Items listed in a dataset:
------------
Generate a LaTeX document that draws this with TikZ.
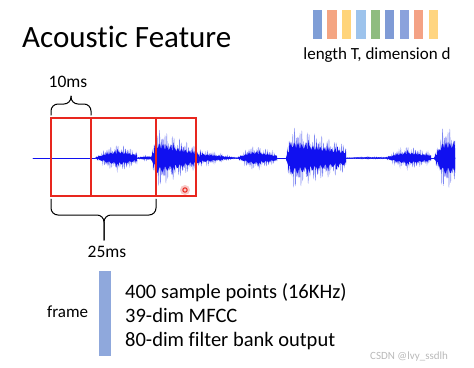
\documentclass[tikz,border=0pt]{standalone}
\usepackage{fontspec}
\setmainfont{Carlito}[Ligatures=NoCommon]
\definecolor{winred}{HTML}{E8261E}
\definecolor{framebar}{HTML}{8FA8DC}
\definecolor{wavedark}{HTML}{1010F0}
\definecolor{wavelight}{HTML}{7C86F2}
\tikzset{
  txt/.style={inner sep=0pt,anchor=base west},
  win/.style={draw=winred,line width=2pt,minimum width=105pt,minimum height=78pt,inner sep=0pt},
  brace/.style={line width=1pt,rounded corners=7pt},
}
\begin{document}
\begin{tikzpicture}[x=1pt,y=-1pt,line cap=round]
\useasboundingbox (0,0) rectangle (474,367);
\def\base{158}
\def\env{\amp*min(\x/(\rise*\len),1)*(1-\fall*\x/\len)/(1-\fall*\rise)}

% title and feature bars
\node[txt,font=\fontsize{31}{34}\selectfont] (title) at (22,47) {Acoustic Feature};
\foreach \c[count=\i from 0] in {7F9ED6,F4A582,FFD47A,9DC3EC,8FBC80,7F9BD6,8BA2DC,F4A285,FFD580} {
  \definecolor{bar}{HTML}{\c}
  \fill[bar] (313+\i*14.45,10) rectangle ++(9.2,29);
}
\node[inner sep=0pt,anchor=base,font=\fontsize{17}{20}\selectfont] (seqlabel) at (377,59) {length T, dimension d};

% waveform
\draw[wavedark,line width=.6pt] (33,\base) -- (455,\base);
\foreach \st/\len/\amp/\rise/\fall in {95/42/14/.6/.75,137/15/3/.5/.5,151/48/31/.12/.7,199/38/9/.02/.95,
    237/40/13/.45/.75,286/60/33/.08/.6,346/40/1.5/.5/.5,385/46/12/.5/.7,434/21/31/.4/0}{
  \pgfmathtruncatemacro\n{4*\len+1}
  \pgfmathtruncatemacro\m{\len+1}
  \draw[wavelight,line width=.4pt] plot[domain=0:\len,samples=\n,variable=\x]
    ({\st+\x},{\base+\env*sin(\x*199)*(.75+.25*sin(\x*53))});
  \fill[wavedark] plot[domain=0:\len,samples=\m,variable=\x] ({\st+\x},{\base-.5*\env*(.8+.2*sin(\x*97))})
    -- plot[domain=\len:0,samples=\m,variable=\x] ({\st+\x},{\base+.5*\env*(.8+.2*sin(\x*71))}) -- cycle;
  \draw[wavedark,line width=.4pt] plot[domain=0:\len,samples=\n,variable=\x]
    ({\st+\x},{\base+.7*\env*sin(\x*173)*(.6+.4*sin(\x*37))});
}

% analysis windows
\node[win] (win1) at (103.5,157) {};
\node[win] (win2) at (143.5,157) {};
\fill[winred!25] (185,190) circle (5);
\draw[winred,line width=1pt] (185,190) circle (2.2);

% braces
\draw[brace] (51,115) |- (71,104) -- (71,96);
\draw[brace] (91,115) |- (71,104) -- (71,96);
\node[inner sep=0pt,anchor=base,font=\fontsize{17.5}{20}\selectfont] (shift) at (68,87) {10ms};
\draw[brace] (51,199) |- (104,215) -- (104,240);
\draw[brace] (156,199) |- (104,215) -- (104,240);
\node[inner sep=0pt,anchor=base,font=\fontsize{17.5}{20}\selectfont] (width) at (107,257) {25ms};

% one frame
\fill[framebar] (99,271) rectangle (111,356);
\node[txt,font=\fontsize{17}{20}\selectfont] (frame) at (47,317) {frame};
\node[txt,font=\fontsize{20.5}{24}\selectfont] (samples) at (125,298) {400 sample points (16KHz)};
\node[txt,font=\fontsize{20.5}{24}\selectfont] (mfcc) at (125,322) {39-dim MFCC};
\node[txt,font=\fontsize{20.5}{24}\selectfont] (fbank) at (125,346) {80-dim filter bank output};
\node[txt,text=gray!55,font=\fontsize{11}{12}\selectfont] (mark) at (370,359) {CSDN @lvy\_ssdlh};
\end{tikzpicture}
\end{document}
------------
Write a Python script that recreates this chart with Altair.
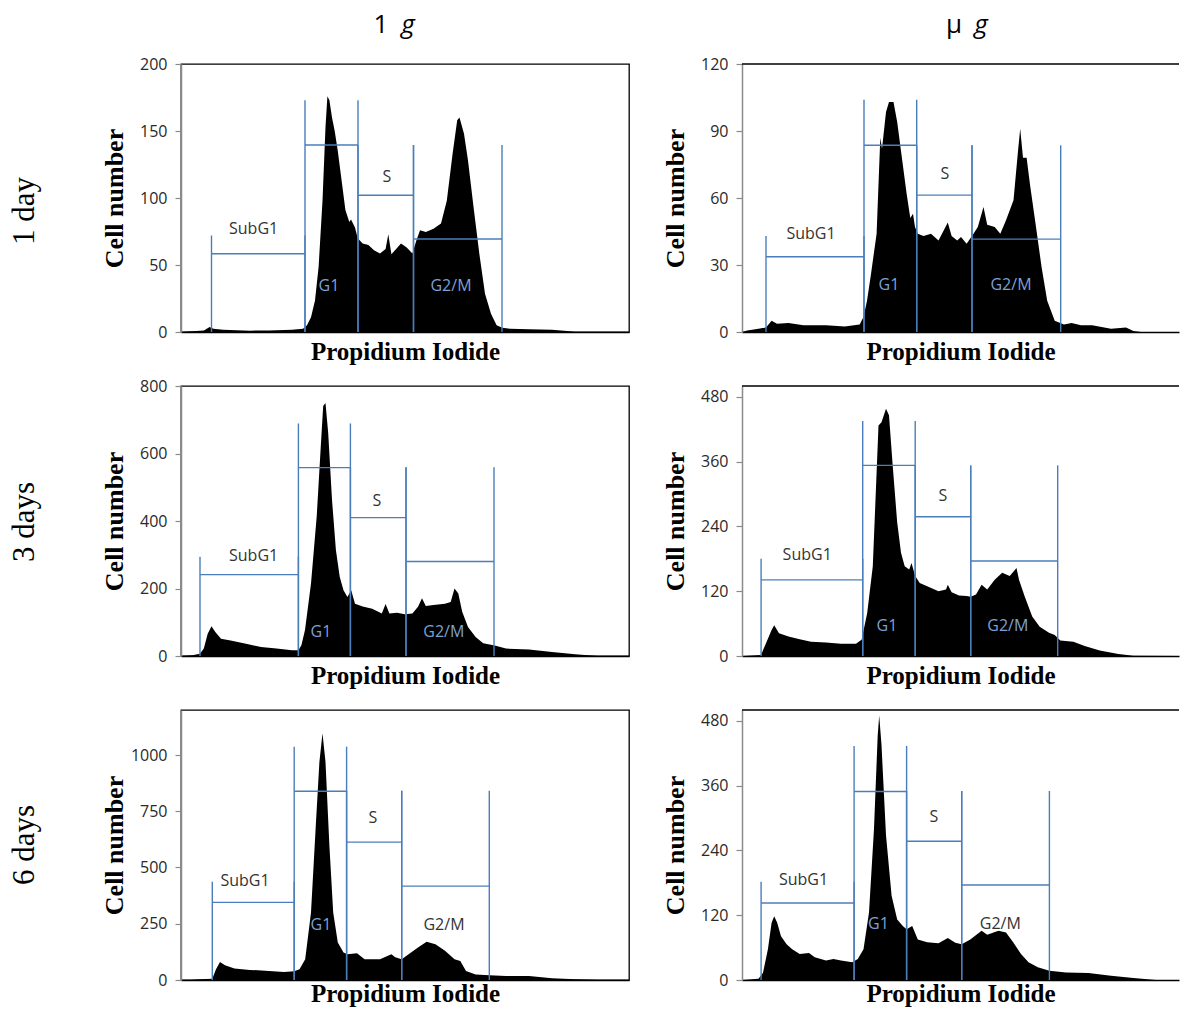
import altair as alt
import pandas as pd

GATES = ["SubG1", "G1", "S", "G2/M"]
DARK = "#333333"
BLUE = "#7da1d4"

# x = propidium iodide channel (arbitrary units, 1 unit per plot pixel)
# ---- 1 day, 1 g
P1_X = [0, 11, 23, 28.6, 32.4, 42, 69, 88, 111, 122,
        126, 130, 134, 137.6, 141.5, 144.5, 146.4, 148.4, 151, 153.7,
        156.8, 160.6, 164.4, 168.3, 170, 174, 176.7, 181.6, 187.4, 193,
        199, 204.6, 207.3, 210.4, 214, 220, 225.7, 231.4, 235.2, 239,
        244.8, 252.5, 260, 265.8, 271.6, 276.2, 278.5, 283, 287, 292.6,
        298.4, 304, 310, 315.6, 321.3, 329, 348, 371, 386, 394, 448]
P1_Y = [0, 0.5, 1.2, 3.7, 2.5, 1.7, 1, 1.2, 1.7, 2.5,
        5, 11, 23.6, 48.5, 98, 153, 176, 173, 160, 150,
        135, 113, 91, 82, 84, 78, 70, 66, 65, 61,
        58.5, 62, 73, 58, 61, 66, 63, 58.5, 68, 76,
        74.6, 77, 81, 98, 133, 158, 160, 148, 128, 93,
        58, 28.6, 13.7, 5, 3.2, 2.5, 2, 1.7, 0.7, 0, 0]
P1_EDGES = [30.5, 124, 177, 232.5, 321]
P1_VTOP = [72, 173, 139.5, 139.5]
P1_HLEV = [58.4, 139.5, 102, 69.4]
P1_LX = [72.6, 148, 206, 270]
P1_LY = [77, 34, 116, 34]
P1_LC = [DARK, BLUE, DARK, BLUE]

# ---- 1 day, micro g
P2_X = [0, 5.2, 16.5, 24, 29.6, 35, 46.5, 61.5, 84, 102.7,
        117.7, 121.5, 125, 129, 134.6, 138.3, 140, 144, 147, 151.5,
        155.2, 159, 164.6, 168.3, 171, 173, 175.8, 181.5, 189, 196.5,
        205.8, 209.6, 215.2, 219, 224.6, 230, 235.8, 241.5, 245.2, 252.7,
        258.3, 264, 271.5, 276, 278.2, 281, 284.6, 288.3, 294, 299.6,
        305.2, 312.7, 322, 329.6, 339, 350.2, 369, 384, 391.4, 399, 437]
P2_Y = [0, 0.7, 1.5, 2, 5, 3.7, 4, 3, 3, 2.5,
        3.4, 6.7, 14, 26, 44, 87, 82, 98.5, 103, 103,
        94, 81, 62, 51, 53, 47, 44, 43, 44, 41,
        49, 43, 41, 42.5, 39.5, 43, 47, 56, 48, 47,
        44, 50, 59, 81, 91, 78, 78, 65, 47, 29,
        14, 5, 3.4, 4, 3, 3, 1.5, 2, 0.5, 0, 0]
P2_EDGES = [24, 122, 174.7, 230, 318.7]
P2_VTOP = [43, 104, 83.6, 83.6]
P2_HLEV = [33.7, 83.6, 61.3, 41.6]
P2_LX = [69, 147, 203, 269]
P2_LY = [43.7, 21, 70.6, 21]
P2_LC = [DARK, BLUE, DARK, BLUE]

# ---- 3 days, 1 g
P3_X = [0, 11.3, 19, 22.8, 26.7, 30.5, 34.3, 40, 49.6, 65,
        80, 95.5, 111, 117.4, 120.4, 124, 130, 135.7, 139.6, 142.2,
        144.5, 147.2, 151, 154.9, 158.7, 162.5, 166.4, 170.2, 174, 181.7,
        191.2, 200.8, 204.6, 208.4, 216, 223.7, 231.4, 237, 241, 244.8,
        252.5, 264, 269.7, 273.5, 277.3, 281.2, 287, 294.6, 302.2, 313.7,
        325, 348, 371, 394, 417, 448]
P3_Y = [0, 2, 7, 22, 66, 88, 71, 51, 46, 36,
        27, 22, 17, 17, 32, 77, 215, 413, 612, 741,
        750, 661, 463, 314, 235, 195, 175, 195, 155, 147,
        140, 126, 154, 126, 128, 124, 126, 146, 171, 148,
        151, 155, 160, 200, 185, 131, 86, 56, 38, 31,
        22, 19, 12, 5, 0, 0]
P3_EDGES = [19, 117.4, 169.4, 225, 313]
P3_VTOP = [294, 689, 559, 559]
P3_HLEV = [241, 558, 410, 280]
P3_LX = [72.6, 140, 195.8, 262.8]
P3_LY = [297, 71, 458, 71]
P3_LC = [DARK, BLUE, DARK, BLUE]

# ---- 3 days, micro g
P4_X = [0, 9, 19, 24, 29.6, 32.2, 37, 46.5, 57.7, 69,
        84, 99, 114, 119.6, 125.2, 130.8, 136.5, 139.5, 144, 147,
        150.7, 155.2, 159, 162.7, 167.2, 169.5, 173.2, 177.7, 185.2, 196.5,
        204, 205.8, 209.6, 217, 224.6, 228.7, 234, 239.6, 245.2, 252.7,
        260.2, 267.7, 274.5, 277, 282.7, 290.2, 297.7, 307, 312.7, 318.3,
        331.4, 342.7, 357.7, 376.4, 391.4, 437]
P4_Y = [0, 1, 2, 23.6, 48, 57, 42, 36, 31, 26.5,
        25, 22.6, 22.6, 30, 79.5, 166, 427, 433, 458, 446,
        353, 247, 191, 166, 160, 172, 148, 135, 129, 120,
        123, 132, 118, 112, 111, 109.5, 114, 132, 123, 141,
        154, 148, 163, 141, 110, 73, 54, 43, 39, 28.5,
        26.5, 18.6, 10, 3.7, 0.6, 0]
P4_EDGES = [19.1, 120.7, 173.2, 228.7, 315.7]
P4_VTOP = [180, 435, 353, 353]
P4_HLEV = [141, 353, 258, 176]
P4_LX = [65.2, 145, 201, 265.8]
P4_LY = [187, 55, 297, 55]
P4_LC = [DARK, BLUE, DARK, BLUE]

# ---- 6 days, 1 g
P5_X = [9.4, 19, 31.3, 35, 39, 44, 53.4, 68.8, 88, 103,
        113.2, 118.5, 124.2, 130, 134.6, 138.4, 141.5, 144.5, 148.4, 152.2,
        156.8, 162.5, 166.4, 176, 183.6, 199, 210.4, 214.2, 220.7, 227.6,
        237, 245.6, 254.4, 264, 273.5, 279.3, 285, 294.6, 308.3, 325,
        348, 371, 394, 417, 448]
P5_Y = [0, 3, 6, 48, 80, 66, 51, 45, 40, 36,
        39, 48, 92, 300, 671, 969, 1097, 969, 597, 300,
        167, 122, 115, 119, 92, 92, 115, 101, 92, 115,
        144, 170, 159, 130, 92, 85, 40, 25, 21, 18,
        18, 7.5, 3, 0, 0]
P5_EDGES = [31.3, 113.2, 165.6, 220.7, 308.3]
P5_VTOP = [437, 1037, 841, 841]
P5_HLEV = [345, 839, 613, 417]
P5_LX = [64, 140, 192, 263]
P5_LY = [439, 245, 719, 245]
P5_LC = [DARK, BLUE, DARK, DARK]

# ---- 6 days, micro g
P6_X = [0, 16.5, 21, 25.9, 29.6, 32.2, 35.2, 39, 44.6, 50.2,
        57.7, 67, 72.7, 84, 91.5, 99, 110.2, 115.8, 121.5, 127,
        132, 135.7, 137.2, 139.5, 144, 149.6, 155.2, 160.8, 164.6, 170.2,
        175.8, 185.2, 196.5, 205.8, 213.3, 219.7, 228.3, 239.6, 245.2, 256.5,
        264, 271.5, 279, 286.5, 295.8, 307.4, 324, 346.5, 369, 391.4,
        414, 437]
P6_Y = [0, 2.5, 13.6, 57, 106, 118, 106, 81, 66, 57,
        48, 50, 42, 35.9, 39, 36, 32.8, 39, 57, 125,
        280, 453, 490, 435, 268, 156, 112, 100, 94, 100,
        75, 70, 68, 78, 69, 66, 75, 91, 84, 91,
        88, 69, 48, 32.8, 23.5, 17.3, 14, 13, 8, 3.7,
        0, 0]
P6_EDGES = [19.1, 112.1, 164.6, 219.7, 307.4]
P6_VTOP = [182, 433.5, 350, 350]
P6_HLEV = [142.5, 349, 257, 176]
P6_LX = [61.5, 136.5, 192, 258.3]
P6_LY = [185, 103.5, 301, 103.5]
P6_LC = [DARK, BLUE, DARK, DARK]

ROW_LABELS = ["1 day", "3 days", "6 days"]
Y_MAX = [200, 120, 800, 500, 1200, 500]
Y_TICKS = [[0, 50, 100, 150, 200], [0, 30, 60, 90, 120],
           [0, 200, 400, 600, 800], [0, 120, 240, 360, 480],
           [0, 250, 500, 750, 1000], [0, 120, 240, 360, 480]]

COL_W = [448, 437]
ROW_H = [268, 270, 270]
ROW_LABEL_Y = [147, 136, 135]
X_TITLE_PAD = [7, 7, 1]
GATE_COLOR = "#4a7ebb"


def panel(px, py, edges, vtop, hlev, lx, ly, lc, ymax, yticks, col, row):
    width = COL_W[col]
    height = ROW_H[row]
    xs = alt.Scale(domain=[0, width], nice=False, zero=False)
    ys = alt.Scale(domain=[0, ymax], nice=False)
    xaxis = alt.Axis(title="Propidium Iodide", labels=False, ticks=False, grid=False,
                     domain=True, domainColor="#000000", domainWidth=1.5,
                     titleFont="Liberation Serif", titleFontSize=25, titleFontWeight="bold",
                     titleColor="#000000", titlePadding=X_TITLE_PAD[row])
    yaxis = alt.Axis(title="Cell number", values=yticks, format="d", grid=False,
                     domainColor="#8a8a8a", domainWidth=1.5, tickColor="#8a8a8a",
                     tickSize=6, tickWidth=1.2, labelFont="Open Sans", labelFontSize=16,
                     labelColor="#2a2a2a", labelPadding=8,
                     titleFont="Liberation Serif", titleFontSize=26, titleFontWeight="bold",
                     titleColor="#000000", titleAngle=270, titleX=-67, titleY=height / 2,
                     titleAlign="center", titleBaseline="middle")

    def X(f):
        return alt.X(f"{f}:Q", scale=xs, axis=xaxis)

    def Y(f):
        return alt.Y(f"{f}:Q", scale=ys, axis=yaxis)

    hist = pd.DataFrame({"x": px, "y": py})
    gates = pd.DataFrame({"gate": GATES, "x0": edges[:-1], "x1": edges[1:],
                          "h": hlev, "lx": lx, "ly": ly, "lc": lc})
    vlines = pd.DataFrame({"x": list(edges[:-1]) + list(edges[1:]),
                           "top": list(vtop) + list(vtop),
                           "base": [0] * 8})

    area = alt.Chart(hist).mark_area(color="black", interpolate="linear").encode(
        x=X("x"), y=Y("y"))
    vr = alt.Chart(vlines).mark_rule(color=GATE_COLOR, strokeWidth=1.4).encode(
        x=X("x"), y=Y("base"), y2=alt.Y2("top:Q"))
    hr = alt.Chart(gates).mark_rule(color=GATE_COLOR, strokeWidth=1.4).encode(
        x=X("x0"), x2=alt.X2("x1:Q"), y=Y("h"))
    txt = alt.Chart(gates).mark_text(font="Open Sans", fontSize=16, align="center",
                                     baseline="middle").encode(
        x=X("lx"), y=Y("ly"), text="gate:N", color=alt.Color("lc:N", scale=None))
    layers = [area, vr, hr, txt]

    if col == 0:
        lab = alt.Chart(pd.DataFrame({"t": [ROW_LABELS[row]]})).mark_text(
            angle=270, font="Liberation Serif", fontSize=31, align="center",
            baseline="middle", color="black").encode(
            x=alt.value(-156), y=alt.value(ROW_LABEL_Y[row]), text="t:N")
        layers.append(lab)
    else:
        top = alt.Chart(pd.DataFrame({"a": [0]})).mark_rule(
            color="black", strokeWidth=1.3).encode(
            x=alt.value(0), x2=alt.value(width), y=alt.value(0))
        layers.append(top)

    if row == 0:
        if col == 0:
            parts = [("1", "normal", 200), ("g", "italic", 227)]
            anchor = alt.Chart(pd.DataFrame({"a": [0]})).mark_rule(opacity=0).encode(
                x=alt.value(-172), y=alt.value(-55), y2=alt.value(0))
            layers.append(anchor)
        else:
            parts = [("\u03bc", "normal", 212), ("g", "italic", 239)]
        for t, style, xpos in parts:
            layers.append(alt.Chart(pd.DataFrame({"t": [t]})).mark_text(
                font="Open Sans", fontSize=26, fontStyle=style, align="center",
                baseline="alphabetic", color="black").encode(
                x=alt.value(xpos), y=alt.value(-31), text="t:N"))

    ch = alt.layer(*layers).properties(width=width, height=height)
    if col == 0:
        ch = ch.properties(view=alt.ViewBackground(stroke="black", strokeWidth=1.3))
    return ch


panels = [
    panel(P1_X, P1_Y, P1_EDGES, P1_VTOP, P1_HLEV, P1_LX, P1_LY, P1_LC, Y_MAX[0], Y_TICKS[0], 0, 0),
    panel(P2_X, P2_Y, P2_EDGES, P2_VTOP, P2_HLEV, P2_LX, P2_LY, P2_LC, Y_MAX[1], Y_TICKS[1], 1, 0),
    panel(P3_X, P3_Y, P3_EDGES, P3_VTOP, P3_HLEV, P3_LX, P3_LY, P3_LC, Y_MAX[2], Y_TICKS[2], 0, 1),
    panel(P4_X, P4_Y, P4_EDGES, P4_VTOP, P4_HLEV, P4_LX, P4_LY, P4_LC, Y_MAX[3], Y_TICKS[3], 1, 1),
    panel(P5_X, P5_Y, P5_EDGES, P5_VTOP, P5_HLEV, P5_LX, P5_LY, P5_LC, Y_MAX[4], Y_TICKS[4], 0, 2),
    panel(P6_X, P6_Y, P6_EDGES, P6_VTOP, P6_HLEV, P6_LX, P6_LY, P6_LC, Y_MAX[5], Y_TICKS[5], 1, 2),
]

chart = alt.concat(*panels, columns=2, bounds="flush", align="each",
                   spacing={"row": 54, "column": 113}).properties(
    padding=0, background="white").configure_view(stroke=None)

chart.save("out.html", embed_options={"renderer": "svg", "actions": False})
------------
■ **Brief**: List the lines that contain the word "this".

■ **Final answer**:
Generate a LaTeX document that draws this with TikZ.
Write a Python script that recreates this chart with Altair.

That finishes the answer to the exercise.